Well I am getting better about this writing but I fear that I am in no way prepared for NaNoWriMo. I did this in 2008 and didn't finish but this has always been a dream of mine. I really do love to write right up and about to the time where I am committed to doing it. Perhaps I have a fear of commitment.
The weather is getting cool here finally. That always makes me want to build a fire and start writing while drinking coffee and eating biscotti. This is my favorite time of year and I really spend 9 months of the year waiting for the 12 weeks of cool weather that we sometimes get. Living in Texas is not really ideal for someone that loves cold weather. I was born in Alaska and I love the cold. With that in mind I was forced to grow up in central Texas and Arizona. I have spent the majority of my life longing to live somewhere that has more than two seasons. I keep getting pulled back and forth between the two but if given a choice I would be living in the pacific northwest. I have always thought I belonged in Alaska. I keep hearing you can't go back home but I think I could do nicely in a little cabin in Alaska beside a stream. Let me be snowed in for three months at a time, I love to garden and I am fairly certain if I had internet I would be able to live off canned foods and just write in front of the fireplace all winter. Yes that would be my heaven. I can imagine spending leisurely days fishing to catch dinner or hunting and smoking and curing the meat to be saved for the winter. My husband on the other hand think that anything below 60 is really too cold for him so this does present a few issues. Well not really, this is where he works so I will die longing for the land I come from.
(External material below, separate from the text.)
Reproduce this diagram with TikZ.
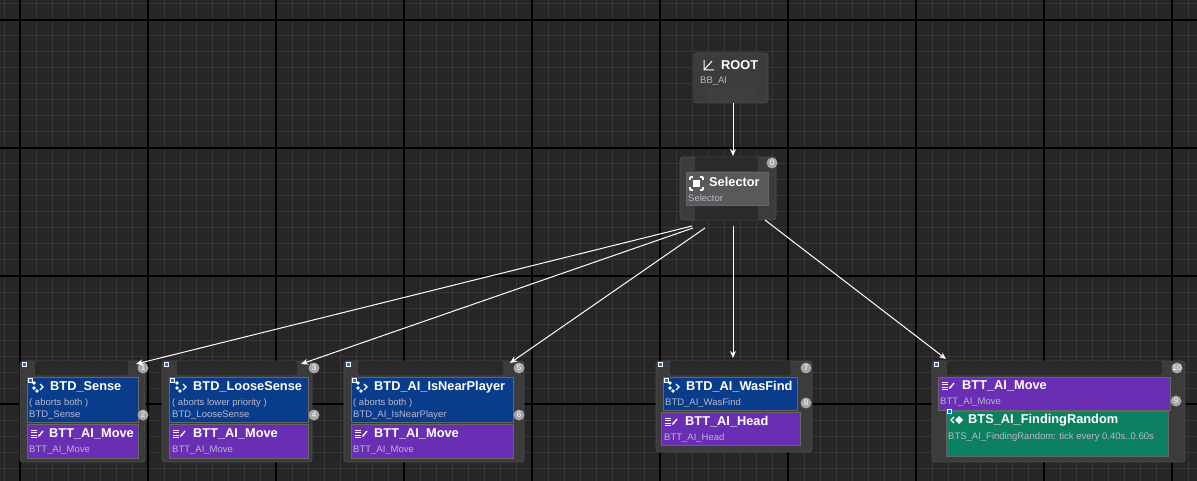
\documentclass[tikz,border=0pt]{standalone}
\usepackage{fontspec}
\setmainfont{Liberation Sans}
\usetikzlibrary{arrows.meta,calc}
\definecolor{bg}{HTML}{262626}
\definecolor{minor}{HTML}{363636}
\definecolor{outer}{HTML}{3C3C3C}
\definecolor{bar}{HTML}{2A2A2A}
\definecolor{dec}{HTML}{0A3C8C}
\definecolor{task}{HTML}{6A2EB4}
\definecolor{serv}{HTML}{0E8062}
\definecolor{sub}{HTML}{B8B8C8}
\begin{document}
\begin{tikzpicture}[x=1pt,y=-1pt,
  outerbox/.style={fill=outer,draw=black!70,line width=0.8pt,rounded corners=3pt},
  topbar/.style={fill=bar,rounded corners=2pt},
  decbox/.style={fill=dec,draw=black!60,line width=0.6pt},
  taskbox/.style={fill=task,draw=black!60,line width=0.6pt},
  servbox/.style={fill=serv,draw=black!60,line width=0.6pt},
  ttl/.style={anchor=west,text=white,font=\bfseries\fontsize{12.8}{13}\selectfont,inner sep=0pt},
  sbt/.style={anchor=west,text=sub,font=\fontsize{9.5}{10}\selectfont,inner sep=0pt},
  badge/.style={circle,fill=gray!70,text=white,inner sep=0pt,minimum size=11pt,font=\fontsize{8}{8}\selectfont},
  blue sq/.style={fill=blue!55!cyan,draw=white!70,line width=0.3pt},
  conn/.style={draw=white,line width=1pt,-{Stealth[length=7pt,width=6pt]}}]
\useasboundingbox (0,0) rectangle (1197,481);
\fill[bg] (0,0) rectangle (1197,481);
\foreach \x in {4,20,...,1197} \draw[minor,line width=1pt] (\x,0) -- (\x,481);
\foreach \y in {4,20,...,481} \draw[minor,line width=1pt] (0,\y) -- (1197,\y);
\foreach \x in {20,148,...,1197} \draw[black,line width=1.6pt] (\x,0) -- (\x,481);
\foreach \y in {20,148,276,404} \draw[black,line width=1.6pt] (0,\y) -- (1197,\y);
\newcommand{\decicon}[2]{\fill[white] (#1+3,#2-4) circle (1.8pt) (#1+3,#2+1) circle (1.8pt) (#1+6,#2+4) circle (1.8pt); \draw[white,line width=1.3pt] (#1+9,#2-3) -- (#1+12,#2) -- (#1+9,#2+3);}
\newcommand{\taskicon}[2]{\foreach \k in {-4,-1.5,1,3.5} \draw[white,line width=1pt] (#1,#2+\k) -- (#1+6,#2+\k); \draw[white,line width=1.3pt,-{Stealth[length=3pt]}] (#1+12,#2-3) -- (#1+7,#2+3);}
% ROOT
\draw[outerbox] (694,53) rectangle (768,103);
\fill[bar!90!white,rounded corners=2pt] (706,88) rectangle (754,102);
\node[ttl] (rootT) at (721,65) {ROOT};
\draw[white,line width=1pt] (704,60) -- (704,70) -- (714,70) (704,70) -- (712,61);
\node[sbt] (rootS) at (700,81) {BB\_AI};
\coordinate (rootB) at (733,103);
% Selector
\draw[outerbox] (680,157) rectangle (776,220);
\fill[topbar] (695,157) rectangle (758,171);
\fill[topbar] (695,206) rectangle (758,220);
\draw[fill=outer!85,draw=black!60] (686,172) rectangle (768,205);
\draw[white,line width=1.2pt] (690,177) -- (690,180) (690,177) -- (693,177) (703,177) -- (700,177) (703,177) -- (703,180) (690,190) -- (690,187) (690,190) -- (693,190) (703,190) -- (700,190) (703,190) -- (703,187);
\fill[white] (693,180) rectangle (700,187);
\node[ttl] (selT) at (709,182) {Selector};
\node[sbt] (selS) at (688,198) {Selector};
\node[badge] (b0) at (772,163) {0};
\coordinate (selTop) at (733,156);
\draw[conn] (rootB) -- (selTop);
% Node 1
\draw[outerbox] (20,361) rectangle (145,462);
\fill[topbar] (35,361) rectangle (128,375);
\draw[blue sq] (22,362) rectangle (26,366);
\draw[decbox] (27,377) rectangle (138,422);
\draw[blue sq] (28,378) rectangle (32,382);
\decicon{31}{387}
\node[ttl] (d1) at (50,387) {BTD\_Sense};
\node[sbt] (d1a) at (29,403) {( aborts both )};
\node[sbt] (d1b) at (29,415) {BTD\_Sense};
\draw[taskbox] (27,424) rectangle (138,458);
\taskicon{31}{434}
\node[ttl] (t1) at (49,434) {BTT\_AI\_Move};
\node[sbt] (t1b) at (29,450) {BTT\_AI\_Move};
\node[badge] (b1) at (143,368) {1};
\node[badge] (b2) at (143,415) {2};
\coordinate (n1) at (136,364);
% Node 2
\draw[outerbox] (162,361) rectangle (312,462);
\fill[topbar] (177,361) rectangle (297,375);
\draw[blue sq] (164,362) rectangle (168,366);
\draw[decbox] (169,377) rectangle (308,422);
\draw[blue sq] (170,378) rectangle (174,382);
\decicon{174}{387}
\node[ttl] (d2) at (193,387) {BTD\_LooseSense};
\node[sbt] (d2a) at (172,403) {( aborts lower priority )};
\node[sbt] (d2b) at (172,415) {BTD\_LooseSense};
\draw[taskbox] (169,424) rectangle (308,458);
\taskicon{173}{434}
\node[ttl] (t2) at (193,434) {BTT\_AI\_Move};
\node[sbt] (t2b) at (172,450) {BTT\_AI\_Move};
\node[badge] (b3) at (314,368) {3};
\node[badge] (b4) at (314,415) {4};
\coordinate (n2) at (301,364);
% Node 3
\draw[outerbox] (344,361) rectangle (524,462);
\fill[topbar] (358,361) rectangle (503,375);
\draw[blue sq] (346,362) rectangle (350,366);
\draw[decbox] (351,377) rectangle (513,422);
\draw[blue sq] (352,378) rectangle (356,382);
\decicon{355}{387}
\node[ttl] (d3) at (374,387) {BTD\_AI\_IsNearPlayer};
\node[sbt] (d3a) at (353,403) {( aborts both )};
\node[sbt] (d3b) at (353,415) {BTD\_AI\_IsNearPlayer};
\draw[taskbox] (351,424) rectangle (513,458);
\taskicon{355}{434}
\node[ttl] (t3) at (374,434) {BTT\_AI\_Move};
\node[sbt] (t3b) at (353,450) {BTT\_AI\_Move};
\node[badge] (b5) at (519,368) {5};
\node[badge] (b6) at (519,415) {6};
\coordinate (n3) at (510,363);
% Node 4
\draw[outerbox] (656,361) rectangle (812,452);
\fill[topbar] (670,361) rectangle (790,375);
\draw[blue sq] (658,362) rectangle (662,366);
\draw[decbox] (663,377) rectangle (797,410);
\draw[blue sq] (664,378) rectangle (668,382);
\decicon{667}{387}
\node[ttl] (d4) at (686,387) {BTD\_AI\_WasFind};
\node[sbt] (d4b) at (665,403) {BTD\_AI\_WasFind};
\draw[taskbox] (661,412) rectangle (800,445);
\taskicon{665}{422}
\node[ttl] (t4) at (685,422) {BTT\_AI\_Head};
\node[sbt] (t4b) at (664,438) {BTT\_AI\_Head};
\node[badge] (b7) at (806,368) {7};
\node[badge] (b8) at (806,403) {8};
\coordinate (n4) at (733,358);
% Node 5
\draw[outerbox] (932,361) rectangle (1185,462);
\fill[topbar] (947,361) rectangle (1162,375);
\draw[blue sq] (934,362) rectangle (938,366);
\draw[taskbox] (938,377) rectangle (1170,410);
\taskicon{942}{386}
\node[ttl] (t5) at (962,386) {BTT\_AI\_Move};
\node[sbt] (t5b) at (940,402) {BTT\_AI\_Move};
\draw[servbox] (946,411) rectangle (1168,456);
\draw[blue sq] (947,409) rectangle (951,413);
\draw[white,line width=1.3pt] (954,417) -- (951,420) -- (954,423);
\fill[white] (959,416) -- (963,420) -- (959,424) -- (955,420) -- cycle;
\node[ttl] (s5) at (968,420) {BTS\_AI\_FindingRandom};
\node[sbt] (s5b) at (948,437) {BTS\_AI\_FindingRandom: tick every 0.40s..0.60s};
\node[badge] (b10) at (1177,368) {10};
\node[badge] (b9) at (1176,401) {9};
\coordinate (n5) at (946,359);
% connectors
\coordinate (s1) at (692,226);
\coordinate (s2) at (693,228);
\coordinate (s3) at (705,228);
\coordinate (s4) at (733,226);
\coordinate (s5c) at (765,220);
\draw[conn] (s1) -- (n1);
\draw[conn] (s2) -- (n2);
\draw[conn] (s3) -- (n3);
\draw[conn] (s4) -- (n4);
\draw[conn] (s5c) -- (n5);
\end{tikzpicture}
\end{document}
If I know anything I know that life certainly has not given me what I thought it was going to. Isn't that always the case. I had visions of being a famous singer but I was not given a singers voice, so I thought maybe acting and lord knows I am dramatic enough but alas I never followed that path. It seemed to be my mission in life to raise kids, both helping with my siblings and then having my own child when I was still but a child. I loved being a Mother despite learning as I went. I guess we all do to a degree. I know I am a much better Mother now than I ever could have been back then. Perhaps there is something to people needing to be licensed to have kids. I would not have passed a class then but I feel like now I could do a more than decent job of parenting.
I will attempt to be more frequent about writing, we were in a car accident this weekend and it really has derailed me a bit. It's hard to sit comfortably and write anywhere that I try to sit. I suspect this will pass soon enough. It will have to FALL IS HERE! Did I mention that I LOVE this time of year?!?!?!?!